THE GERMAN government was this week accused of introducing road tolling by stealth after it announced that all road freight will pay to use the country's motorway system from 2003.
The plan will see all HGVs over 12t - national and international - fitted with on-board units linked to roadside sensors or GPS systems and charged between DM0.27 and DM0.37 (8.5p-12p) per kilometre, depending on the number of axles, emissions and weight of the vehicle.
German transport minister Kurt Bodewig claimed the plan was intended to promote alternative transport systems, such as rail and waterways.

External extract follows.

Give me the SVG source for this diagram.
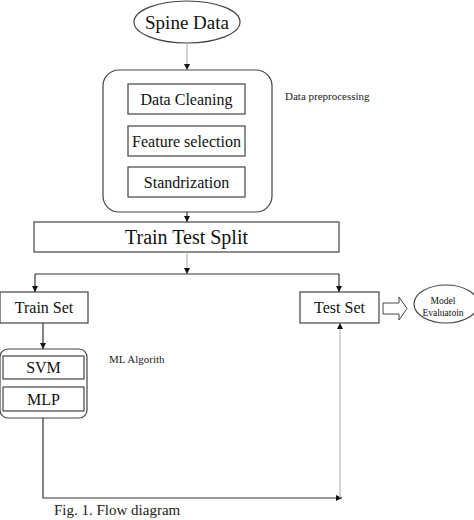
<svg xmlns="http://www.w3.org/2000/svg" width="474" height="520" viewBox="0 0 474 520">
<style>
.box{fill:#fff;stroke:#444;stroke-width:1.2}
.rbox{fill:#fff;stroke:#444;stroke-width:1.2}
.t{font-family:"Liberation Serif","Times New Roman",serif;fill:#111;text-anchor:middle}
.lab{font-family:"Liberation Serif","Times New Roman",serif;fill:#222}
.ln{fill:none;stroke:#333;stroke-width:1.2}
.lg{fill:none;stroke:#aaa;stroke-width:1}
</style>
<defs>
<marker id="ah" viewBox="0 0 10 10" refX="10" refY="5" markerWidth="6" markerHeight="6" orient="auto" markerUnits="userSpaceOnUse">
<path d="M0,0 L10,5 L0,10 z" fill="#111"/>
</marker>
</defs>
<rect width="474" height="520" fill="#fff"/>
<g id="spine-data">
<ellipse cx="187" cy="22" rx="53" ry="21" class="box"/>
<text x="187" y="29" class="t" font-size="19">Spine Data</text>
</g>
<g id="preprocessing">
<rect x="103" y="70" width="169" height="142" rx="16" class="rbox"/>
<rect x="128" y="84" width="117" height="30" class="box"/>
<text x="186.5" y="105" class="t" font-size="16">Data Cleaning</text>
<rect x="128" y="126" width="117" height="30" class="box"/>
<text x="186.5" y="147" class="t" font-size="16">Feature selection</text>
<rect x="128" y="167" width="117" height="30" class="box"/>
<text x="186.5" y="188" class="t" font-size="16">Standrization</text>
<text x="285" y="100" class="lab" font-size="11">Data preprocessing</text>
</g>
<g id="train-test-split">
<rect x="34" y="222" width="305" height="30" class="box"/>
<text x="186.5" y="244" class="t" font-size="20">Train Test Split</text>
</g>
<g id="train-set">
<rect x="0" y="292" width="88" height="31" class="box"/>
<text x="44" y="313" class="t" font-size="16">Train Set</text>
</g>
<g id="test-set">
<rect x="300" y="292" width="79" height="31" class="box"/>
<text x="339.5" y="313" class="t" font-size="16">Test Set</text>
</g>
<g id="model-evaluator">
<ellipse cx="446" cy="304" rx="32" ry="19" class="box"/>
<text x="443" y="304" class="t" font-size="9.5">Model</text>
<text x="443" y="316" class="t" font-size="9.5">Evaluatoin</text>
</g>
<g id="ml-algorithm">
<rect x="0" y="349" width="87" height="69" rx="8" class="rbox"/>
<rect x="3" y="356" width="81" height="23" class="box"/>
<text x="43.5" y="373" class="t" font-size="16">SVM</text>
<rect x="3" y="387" width="81" height="24" class="box"/>
<text x="43.5" y="405" class="t" font-size="16">MLP</text>
<text x="109" y="363" class="lab" font-size="11">ML Algorith</text>
</g>
<g id="connectors">
<path d="M187,43 V70" class="lg" marker-end="url(#ah)"/>
<path d="M187,212 V222" class="ln" marker-end="url(#ah)"/>
<path d="M187,252 V274" class="lg" marker-end="url(#ah)"/>
<path d="M35,274 H339" class="ln"/>
<path d="M35,274 V292" class="ln" marker-end="url(#ah)"/>
<path d="M339,274 V292" class="ln" marker-end="url(#ah)"/>
<path d="M43,323 V349" class="ln" marker-end="url(#ah)"/>
<path d="M43,418 V498 H342" class="ln" marker-end="url(#ah)"/>
<path d="M340,498 V323" class="lg" marker-end="url(#ah)"/>
<path d="M383,303 H399 V297 L407,308.5 L399,320 V314 H383 Z" fill="#fff" stroke="#444" stroke-width="1"/>
</g>
<text x="54" y="515" class="lab" font-size="15">Fig. 1. Flow diagram</text>
</svg>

However, the International Road Federation (IRF) said:
'The government has deliberately held back information from the public, as they [the public] would then immediately see that it is not acceptable, ' said IRF director of programmes Ansgar Kauf.
Road tolling is a vote-loser, so it is no coincidence that the tolls will start just months after the German general elections in autumn 2002, Kauf claimed.

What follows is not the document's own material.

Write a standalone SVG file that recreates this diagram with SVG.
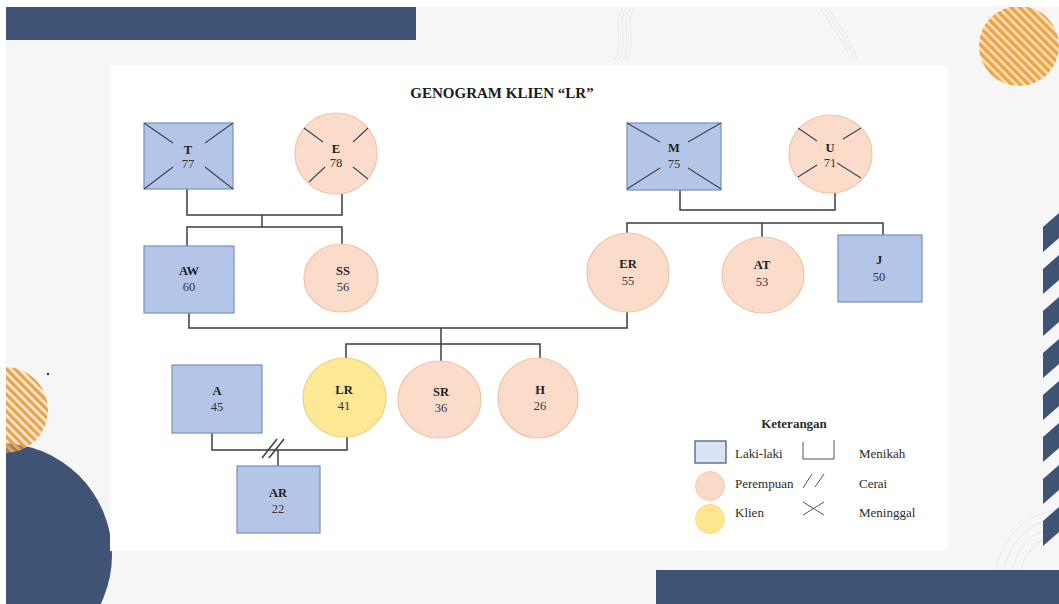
<svg xmlns="http://www.w3.org/2000/svg" width="1059" height="604" viewBox="0 0 1059 604">
  <defs>
    <pattern id="stripeOrange" patternUnits="userSpaceOnUse" width="6" height="6" patternTransform="rotate(-45)">
      <rect x="0" y="0" width="6" height="6" fill="#fbe2b6"/>
      <rect x="0" y="0" width="3.4" height="6" fill="#eea248"/>
    </pattern>
    <pattern id="stripeOrangeSoft" patternUnits="userSpaceOnUse" width="6" height="6" patternTransform="rotate(-45)">
      <rect x="0" y="0" width="6" height="6" fill="#f8d9a8" fill-opacity="0.35"/>
      <rect x="0" y="0" width="3.4" height="6" fill="#eea248"/>
    </pattern>
    <style>
      .male { fill: #b4c6e7; stroke: #7590c2; stroke-width: 1.2; }
      .female { fill: #fbdccb; stroke: #f0c3a8; stroke-width: 1.2; }
      .client { fill: #fde896; stroke: #eed27c; stroke-width: 1.2; }
      .dead { stroke: #3a4458; stroke-width: 1.1; fill: none; }
      .line { fill: none; stroke: #3d3d3d; stroke-width: 1.5; }
      .name { font-family: "Liberation Serif", "Times New Roman", serif; font-weight: bold; font-size: 12.5px; fill: #1e1e1e; text-anchor: middle; }
      .age { font-family: "Liberation Serif", "Times New Roman", serif; font-size: 12.5px; fill: #333333; text-anchor: middle; }
      .legend { font-family: "Liberation Serif", "Times New Roman", serif; font-size: 13px; fill: #2b2b2b; }
      .title { font-family: "Liberation Serif", "Times New Roman", serif; font-weight: bold; font-size: 15px; fill: #1a1a1a; text-anchor: middle; }
      .navy { fill: #3f5374; }
      .wave { fill: none; stroke: #d9d9de; stroke-width: 0.6; }
    </style>
  </defs>

  <!-- page background -->
  <rect x="0" y="0" width="1059" height="604" fill="#f6f6f7"/>

  <!-- faint wave ornaments -->
  <g id="ornaments" opacity="0.8">
    <path class="wave" d="M622,8 C612,25 625,40 615,60"/>
    <path class="wave" d="M626,8 C616,25 629,40 619,60"/>
    <path class="wave" d="M630,8 C620,25 633,40 623,60"/>
    <path class="wave" d="M634,8 C624,25 637,40 627,60"/>
    <path class="wave" d="M820,8 C830,25 840,35 850,58"/>
    <path class="wave" d="M824,8 C834,25 844,35 854,58"/>
    <path class="wave" d="M828,8 C838,25 848,35 857,58"/>
    <path class="wave" d="M1059,510 C1020,515 995,540 990,604"/>
    <path class="wave" d="M1059,518 C1025,522 1002,545 998,604"/>
    <path class="wave" d="M1059,526 C1030,530 1010,550 1006,604"/>
    <path class="wave" d="M1059,534 C1035,538 1018,555 1014,604"/>
  </g>

  <!-- decorative shapes -->
  <g id="decor">
    <rect class="navy" x="6" y="7" width="410" height="33"/>
    <rect class="navy" x="656" y="570" width="403" height="34"/>
    <circle cx="1019" cy="46" r="40" fill="url(#stripeOrange)"/>
    <circle class="navy" cx="0" cy="555" r="112"/>
    <circle cx="5" cy="410" r="43" fill="url(#stripeOrangeSoft)"/>
    <circle cx="48" cy="374" r="1.2" fill="#333"/>
    <g class="navy">
      <polygon points="1043,227 1059,213 1059,238 1043,252"/>
      <polygon points="1043,269 1059,255 1059,280 1043,294"/>
      <polygon points="1043,311 1059,297 1059,322 1043,336"/>
      <polygon points="1043,353 1059,339 1059,364 1043,378"/>
      <polygon points="1043,395 1059,381 1059,406 1043,420"/>
      <polygon points="1043,437 1059,423 1059,448 1043,462"/>
      <polygon points="1043,479 1059,465 1059,490 1043,504"/>
      <polygon points="1043,521 1059,507 1059,532 1043,546"/>
    </g>
    <!-- white outer margin -->
    <rect x="0" y="0" width="1059" height="7" fill="#ffffff"/>
    <rect x="0" y="0" width="6" height="604" fill="#ffffff"/>
  </g>

  <!-- white sheet -->
  <rect x="110" y="65" width="838" height="486" fill="#ffffff"/>

  <text class="title" x="502" y="98">GENOGRAM KLIEN “LR”</text>

  <!-- connectors -->
  <g id="connectors">
    <path class="line" d="M187,189 V215 H342 V194"/>
    <path class="line" d="M262,215 V227"/>
    <path class="line" d="M187,246 V227 H342 V244"/>
    <path class="line" d="M680,190 V210 H835 V193"/>
    <path class="line" d="M627,233 V223 H883 V235"/>
    <path class="line" d="M762,223 V237"/>
    <path class="line" d="M189,313 V328 H627 V312"/>
    <path class="line" d="M441,328 V361"/>
    <path class="line" d="M346,358 V344 H540 V358"/>
    <path class="line" d="M212,433 V450 H347 V437"/>
    <path class="line" d="M278,450 V466"/>
    <path class="line" stroke-width="1.1" d="M262,458 L277,439 M269,458 L284,439"/>
  </g>

  <!-- grandparents, father's side -->
  <g id="node-T">
    <rect class="male" x="144" y="123" width="89" height="66"/>
    <path class="dead" d="M144,123 L173,143 M233,123 L205,143 M144,189 L173,167 M233,189 L205,167"/>
    <text class="name" x="188" y="154">T</text>
    <text class="age" x="188" y="168">77</text>
  </g>
  <g id="node-E">
    <ellipse class="female" cx="336" cy="153.5" rx="41" ry="40.5"/>
    <path class="dead" d="M304,128 L323,142 M368,128 L353,142 M309,182 L325,167 M368,179 L353,167"/>
    <text class="name" x="336" y="153">E</text>
    <text class="age" x="336" y="167">78</text>
  </g>

  <!-- grandparents, mother's side -->
  <g id="node-M">
    <rect class="male" x="627" y="123" width="94" height="67"/>
    <path class="dead" d="M627,123 L660,142 M721,123 L688,142 M627,189 L660,168 M721,189 L688,168"/>
    <text class="name" x="674" y="152">M</text>
    <text class="age" x="674" y="168">75</text>
  </g>
  <g id="node-U">
    <ellipse class="female" cx="830.5" cy="154" rx="41.5" ry="39"/>
    <path class="dead" d="M798,128 L817,141 M861,128 L843,139 M798,177 L817,165 M861,178 L837,163"/>
    <text class="name" x="830" y="152">U</text>
    <text class="age" x="830" y="167">71</text>
  </g>

  <!-- parents' generation -->
  <g id="node-AW">
    <rect class="male" x="144" y="246" width="90" height="67"/>
    <text class="name" x="189" y="275">AW</text>
    <text class="age" x="189" y="291">60</text>
  </g>
  <g id="node-SS">
    <ellipse class="female" cx="341" cy="278" rx="37" ry="34"/>
    <text class="name" x="343" y="275">SS</text>
    <text class="age" x="343" y="291">56</text>
  </g>
  <g id="node-ER">
    <ellipse class="female" cx="628" cy="272.5" rx="41" ry="39.5"/>
    <text class="name" x="628" y="268">ER</text>
    <text class="age" x="628" y="285">55</text>
  </g>
  <g id="node-AT">
    <ellipse class="female" cx="763" cy="275" rx="41" ry="38"/>
    <text class="name" x="762" y="269">AT</text>
    <text class="age" x="762" y="286">53</text>
  </g>
  <g id="node-J">
    <rect class="male" x="838" y="235" width="84" height="67"/>
    <text class="name" x="879" y="264">J</text>
    <text class="age" x="879" y="281">50</text>
  </g>

  <!-- client's generation -->
  <g id="node-A">
    <rect class="male" x="172" y="365" width="90" height="68"/>
    <text class="name" x="217" y="395">A</text>
    <text class="age" x="217" y="411">45</text>
  </g>
  <g id="node-LR">
    <ellipse class="client" cx="344.5" cy="397.5" rx="41.5" ry="39.5"/>
    <text class="name" x="344" y="394">LR</text>
    <text class="age" x="344" y="410">41</text>
  </g>
  <g id="node-SR">
    <ellipse class="female" cx="439.5" cy="399.5" rx="41.5" ry="38.5"/>
    <text class="name" x="441" y="396">SR</text>
    <text class="age" x="441" y="412">36</text>
  </g>
  <g id="node-H">
    <ellipse class="female" cx="538" cy="398" rx="40" ry="40"/>
    <text class="name" x="540" y="394">H</text>
    <text class="age" x="540" y="410">26</text>
  </g>

  <!-- grandchild -->
  <g id="node-AR">
    <rect class="male" x="237" y="466" width="83" height="67"/>
    <text class="name" x="278" y="497">AR</text>
    <text class="age" x="278" y="513">22</text>
  </g>

  <!-- key -->
  <g id="legend">
    <text class="legend" x="794" y="428" font-weight="bold" text-anchor="middle">Keterangan</text>
    <rect x="695" y="441" width="31" height="22" fill="#dae3f3" stroke="#4d6187" stroke-width="1.3"/>
    <text class="legend" x="735" y="458">Laki-laki</text>
    <circle cx="710" cy="486" r="14.5" fill="#fad9c8" stroke="#f3cbb5" stroke-width="1"/>
    <text class="legend" x="735" y="488">Perempuan</text>
    <circle cx="710" cy="519" r="14.5" fill="#fde68f" stroke="#f6dc8a" stroke-width="1"/>
    <text class="legend" x="735" y="517">Klien</text>
    <path d="M803,442 V459 H834 V440" fill="none" stroke="#555" stroke-width="1"/>
    <text class="legend" x="859" y="458">Menikah</text>
    <path d="M803,488 L812,474 M815,487 L824,474" fill="none" stroke="#555" stroke-width="1"/>
    <text class="legend" x="859" y="488">Cerai</text>
    <path d="M803,502 L824,515 M803,515 L824,502" fill="none" stroke="#555" stroke-width="1"/>
    <text class="legend" x="859" y="517">Meninggal</text>
  </g>
</svg>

The IRF is also concerned about the distribution of cash generated by the tolls. The German government has pledged £2.4bn between 2003 and 2007 to tackle congestion, of which 50% is to be dedicated to roads.
This equates to £244M road spending per annum. The freight tolls are expected to generate £1.3bn annually.

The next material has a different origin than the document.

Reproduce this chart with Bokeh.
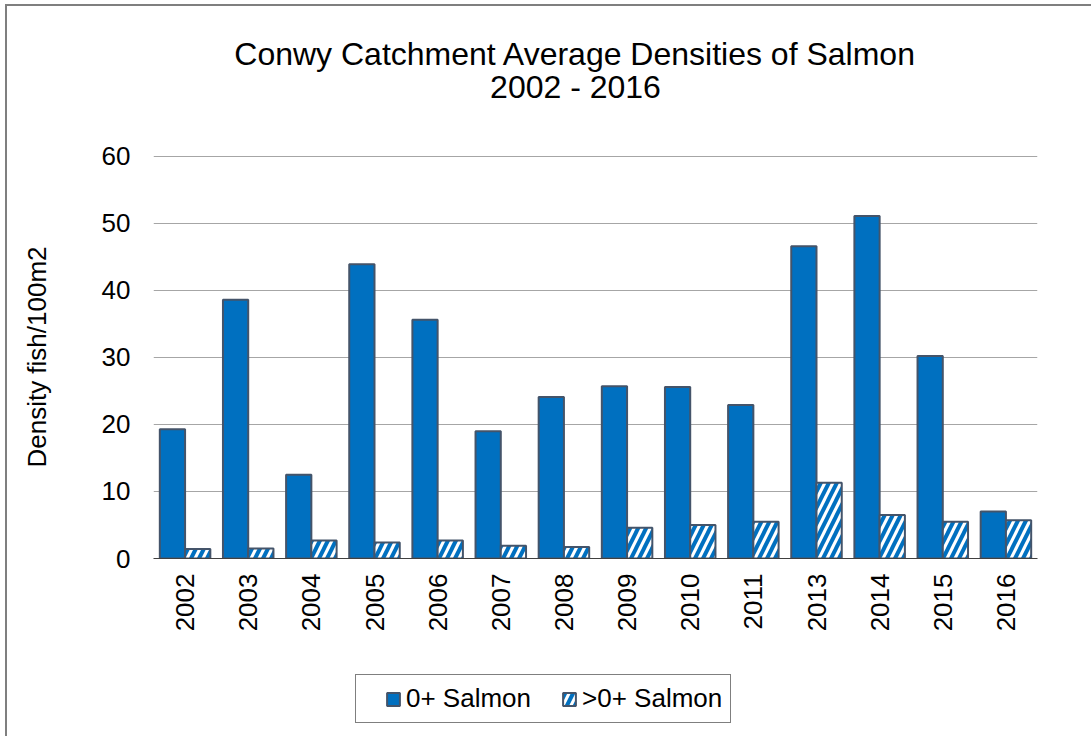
import math
from bokeh.plotting import figure
from bokeh.layouts import column
from bokeh.models import (ColumnDataSource, Range1d, Label, Legend, LegendItem,
                          SingleIntervalTicker, FactorRange)
from bokeh.transform import dodge
from bokeh.embed import file_html
from bokeh.resources import INLINE

# ---------------- data ----------------
years = ["2002", "2003", "2004", "2005", "2006", "2007", "2008",
         "2009", "2010", "2011", "2013", "2014", "2015", "2016"]
salmon_0plus = [19.3, 38.6, 12.5, 43.9, 35.6, 19.0, 24.1,
                25.7, 25.6, 22.9, 46.6, 51.1, 30.2, 7.0]
salmon_older = [1.4, 1.5, 2.7, 2.4, 2.7, 1.9, 1.7,
                4.6, 5.0, 5.5, 11.3, 6.5, 5.5, 5.7]
series_labels = ["0+ Salmon", ">0+ Salmon"]
title_lines = ["Conwy Catchment Average Densities of Salmon", "2002 - 2016"]
y_label = "Density fish/100m2"
y_max = 60
y_step = 10

# ---------------- style ----------------
FONT = "Liberation Sans"
BLUE = "#0070C0"
EDGE = "#44546A"
W = 1084

young_style = dict(fill_color=BLUE, line_color=EDGE, line_width=2)
older_style = dict(fill_color="white", hatch_pattern="right_diagonal_line",
                   hatch_color=BLUE, hatch_scale=16, hatch_weight=4,
                   line_color=EDGE, line_width=2)

src = ColumnDataSource(dict(year=years, young=salmon_0plus, older=salmon_older))


def bare(height, x_range, y_range):
    f = figure(width=W, height=height, x_range=x_range, y_range=y_range,
               x_axis_location=None, y_axis_location=None, min_border=0,
               output_backend="svg", toolbar_location=None)
    f.outline_line_color = None
    f.grid.visible = False
    return f


# ---------------- title strip ----------------
t = bare(110, Range1d(0, 1), Range1d(0, 1))
for txt, yy in zip(title_lines, [63, 30]):
    t.add_layout(Label(x=422, y=yy, x_units="screen", y_units="screen", text=txt,
                       text_font=FONT, text_font_size="32px", text_color="black",
                       text_align="center", text_baseline="alphabetic"))

# ---------------- main chart ----------------
p = figure(x_range=years, y_range=Range1d(0, y_max + 0.12),
           width=W, height=550,
           min_border_left=146, min_border_right=54,
           min_border_top=39, min_border_bottom=108,
           output_backend="svg", toolbar_location=None)

p.vbar(x=dodge("year", -0.2, range=p.x_range), top="young", width=0.4,
       source=src, **young_style)
p.vbar(x=dodge("year", 0.2, range=p.x_range), top="older", width=0.4,
       source=src, **older_style)

p.outline_line_color = None
p.xgrid.grid_line_color = None
p.ygrid.grid_line_color = "#A6A6A6"
p.ygrid.grid_line_width = 1

p.xaxis.major_label_orientation = math.pi / 2
p.xaxis.major_label_standoff = 9
p.xaxis.major_tick_line_color = None
p.xaxis.minor_tick_line_color = None
p.xaxis.axis_line_color = "#404040"
p.xaxis.axis_line_width = 1.2
p.xaxis.major_label_text_font = FONT
p.xaxis.major_label_text_font_size = "26px"
p.xaxis.major_label_text_color = "black"

p.yaxis.ticker = SingleIntervalTicker(interval=y_step)
p.yaxis.axis_line_color = None
p.yaxis.major_tick_line_color = None
p.yaxis.minor_tick_line_color = None
p.yaxis.major_label_standoff = 17
p.yaxis.major_label_text_font = FONT
p.yaxis.major_label_text_font_size = "26px"
p.yaxis.major_label_text_color = "black"
p.yaxis.axis_label = y_label
p.yaxis.axis_label_text_font = FONT
p.yaxis.axis_label_text_font_size = "26px"
p.yaxis.axis_label_text_font_style = "normal"
p.yaxis.axis_label_text_color = "black"
p.yaxis.axis_label_standoff = 47

# ---------------- legend strip (hidden series copies, legend only) ----------------
lg = bare(70, FactorRange(*years), Range1d(0, y_max))
k1 = lg.vbar(x=dodge("year", -0.2, range=lg.x_range), top="young", width=0.4,
             source=src, visible=False, **young_style)
k2 = lg.vbar(x=dodge("year", 0.2, range=lg.x_range), top="older", width=0.4,
             source=src, visible=False, **older_style)
legend = Legend(items=[LegendItem(label=series_labels[0], renderers=[k1]),
                       LegendItem(label=series_labels[1], renderers=[k2])],
                orientation="horizontal", location=(202, 13),
                title=" ", title_location="left", title_text_font_size="12px",
                title_standoff=7,
                padding=8, spacing=30, margin=0, label_standoff=5,
                glyph_width=16, glyph_height=16,
                label_text_font=FONT, label_text_font_size="26px",
                label_text_color="black",
                border_line_color="black", border_line_width=1,
                background_fill_color="white", background_fill_alpha=1)
lg.add_layout(legend, "center")

page = column(t, p, lg, spacing=0)
page.styles = {"margin-left": "5px", "margin-top": "4px",
               "border-left": "2px solid #7F7F7F", "border-top": "2px solid #7F7F7F"}

open("out.html", "w").write(file_html(page, INLINE))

'The plan is a good idea in general - trucks cause the damage, and the damagers pay, explained Kauf, 'but less than 20% of road toll revenue is going into roads.'
The International Road Transport Union (IRU) also has concerns: 'We are always in favour of paying our way, but we always look for systems that are transparent, non-discriminatory and where the revenue is put back into transport, ' said IRU head of technical affairs Soren Rasmussen. 'Transparency doesn't exist in these proposals.
'The minister says the proposed charges are based on costs of road usage, but we simply do not believe it. We know of many such calculations in the EU and have never seen any of this magnitude. Our first wish would be to see the calculations.'
Under EU rules, the German government cannot instigate the scheme without first droping its existing charging system, the 'Euro Vignette', which charges international freight traffic on a time basis.